I will say, the treatment gap is pathetic on the NCAA’s part. But at the end of the day, the men’s teams fund the women’s tournament, and the women’s tournament loses money. Before female participants call the NCAA “unfair” or “unjust”, they should keep in mind that they’re talking about an organization that, for a lack of better words, donates money to give them their only opportunity to play, while they make the organization zero profit in return. 

The argument will always be made that women’s college basketball can’t be treated equal to men’s until they make similar revenue. If you want to see more equality, watch the women’s March Madness tournament. So many people say they want the NCAA to treat the men’s and women’s tournaments equally, yet they can’t recall one match up in the women’s bracket. It’s one thing to say you’re an advocate for gender equality in sports, it’s another to do something about it.

Gender inequality in sports is prevalent at all levels, not just collegiate and professional. We see it here at DGN too.
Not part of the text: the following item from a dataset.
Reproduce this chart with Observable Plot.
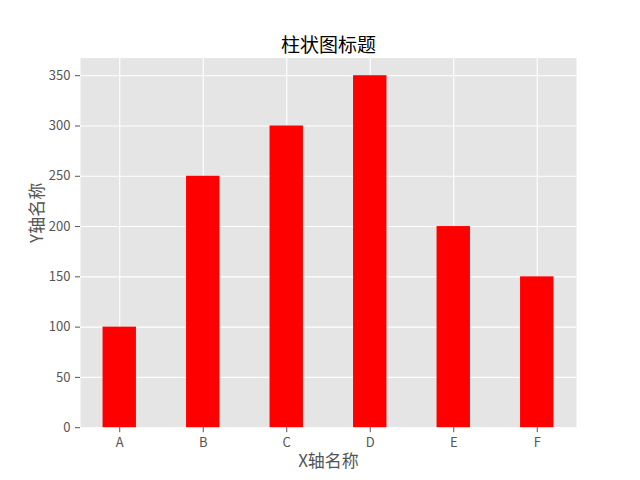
<!DOCTYPE html>
<html>
<head>
<meta charset="utf-8">
<script src="https://cdn.jsdelivr.net/npm/d3@7"></script>
<script src="https://cdn.jsdelivr.net/npm/@observablehq/plot@0.6"></script>
<style>
body { margin: 0; background: #fff; }
svg { display: block; }
</style>
</head>
<body>
<div id="chart"></div>
<script>
const categories = ["A", "B", "C", "D", "E", "F"];
const values = [100, 250, 300, 350, 200, 150];
const yTicks = [0, 50, 100, 150, 200, 250, 300, 350];
const title = "柱状图标题";
const xLabel = "X轴名称";
const yLabel = "Y轴名称";

const data = categories.map((c, i) => ({ i, c, v: values[i] }));
const idx = categories.map((_, i) => i);
const font = "'Noto Sans CJK SC', 'DejaVu Sans', sans-serif";

const chart = Plot.plot({
  width: 640,
  height: 480,
  marginLeft: 80,
  marginRight: 64,
  marginTop: 57.6,
  marginBottom: 52.8,
  style: { fontFamily: font, fontSize: "13px", color: "#555555", background: "#fff" },
  x: { type: "linear", domain: [-0.47, 5.47], axis: null },
  y: { domain: [0, 367.5], axis: null },
  marks: [
    Plot.frame({ fill: "#E5E5E5", stroke: null }),
    Plot.gridX(idx, { stroke: "#fff", strokeOpacity: 1, strokeWidth: 1.1 }),
    Plot.gridY(yTicks, { stroke: "#fff", strokeOpacity: 1, strokeWidth: 1.1 }),
    Plot.rectY(data, { x1: d => d.i - 0.2, x2: d => d.i + 0.2, y: "v", fill: "red" }),
    Plot.axisX(idx, { tickFormat: i => categories[i], tickSize: 5, tickPadding: 5, stroke: "#555555", fill: "#555555", fontSize: 13, label: null }),
    Plot.axisY(yTicks, { tickSize: 5, tickPadding: 5, stroke: "#555555", fill: "#555555", fontSize: 13, label: null }),
    Plot.text([xLabel], { frameAnchor: "bottom", lineAnchor: "top", dy: 27, fontSize: 17, fill: "#555555" }),
    Plot.text([yLabel], { frameAnchor: "left", rotate: -90, dx: -43, fontSize: 17, fill: "#555555" }),
    Plot.text([title], { frameAnchor: "top", lineAnchor: "bottom", dy: -6, fontSize: 19, fill: "#000" })
  ]
});
document.getElementById("chart").appendChild(chart);
</script>
</body>
</html>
This is a problem with such an easy solution, it’s just a matter of us taking action.

Some of our most successful DGN teams in years past have been girls’ teams: girls’ basketball won conference this year, so did gymnastics, and in 2018, our girls’ volleyball team took second in the state championship. Women’s teams at all levels can’t be treated the same as men’s teams if the men’s teams attract triple the money and fans. So if you want to do something about gender inequality in sports, go to a girls’ lacrosse or soccer game this spring, fill out a women’s march madness bracket and tune into games, watch a Chicago Sky game. Every viewer makes a difference, and if we all give women’s sports the appreciation we believe they deserve, maybe the NCAA will too.